Victor set three lifetime PRs during his record pursuit – 400 (48.24), high jump (2.09m/6-10¼), long jump (7.37m/24-2¼) – and became just the 4th man in the past 31 years to hold the collegiate decathlon standard. He took the torch from Hardee, who took it from Tom Pappas in 2006, who took it from Mike Ramos in 1999 (Ramos owned it from 1986 to 1999).

Are Records Meant To Be Broken?

Here is the full list of men who have held the collegiate decathlon record since 1986. You can see the all-time top-10 in the event by clicking here.
Date Set
Date Broken
Lindon Victor
Texas A&M
Still Active
Trey Hardee
Tom Pappas
Mike Ramos

“It’s not a flash-in-the-pan event,” Hardee said of the usual longevity of the record. “You can’t get a really good start and get out fast. Or you can’t say the wind was really, really good and that’s why he or she got the record. It’s across 10 events. You have to be incredibly consistent. Everything has to fall in place.”
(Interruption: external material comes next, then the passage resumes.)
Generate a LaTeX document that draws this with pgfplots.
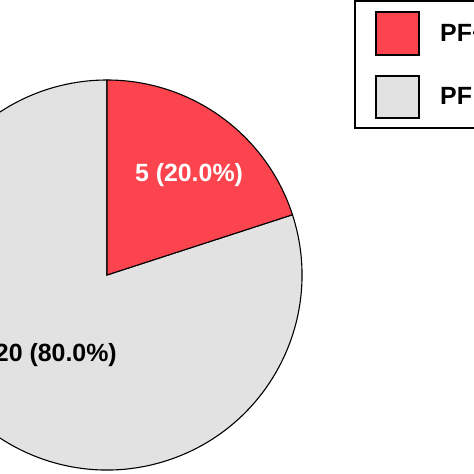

The stars aligned for Victor last week – well, mostly.

“I had such a crappy second day,” Victor said with no hint of sarcasm in his voice. “I really don’t think I could have had a worse second day. At least I know I have ways to improve and the coaches to keep pushing me to get better.

“If I settle for the record, then I’m putting limits on myself. I want to score even more the next time, because there are multiple guys in the NCAA right now who could challenge my score right now. We all want each other to do well. I just want to do better.”

And that’s the nature of the multi.

It’s not man versus man. It’s all hands on deck against an untamable beast.

"You’re all fighting the decathlon," Hardee said. "You know that old saying, ‘The rising tide floats all of the ships?’ That’s exactly how it is during a decathlon. As one person does well, you all cheer them on and then you notice you’re doing better and he’s doing better and so on. You want to see someone put up big numbers, because that means you’re likely to do it, too.

"I mentioned to a friend that I’m super happy I got to see it (the record being broken) in person. It would be more bittersweet if I was looking at Internet updates and found out that way. He beat me in the 100, so I literally got to see him every step of the way. He has a bright future."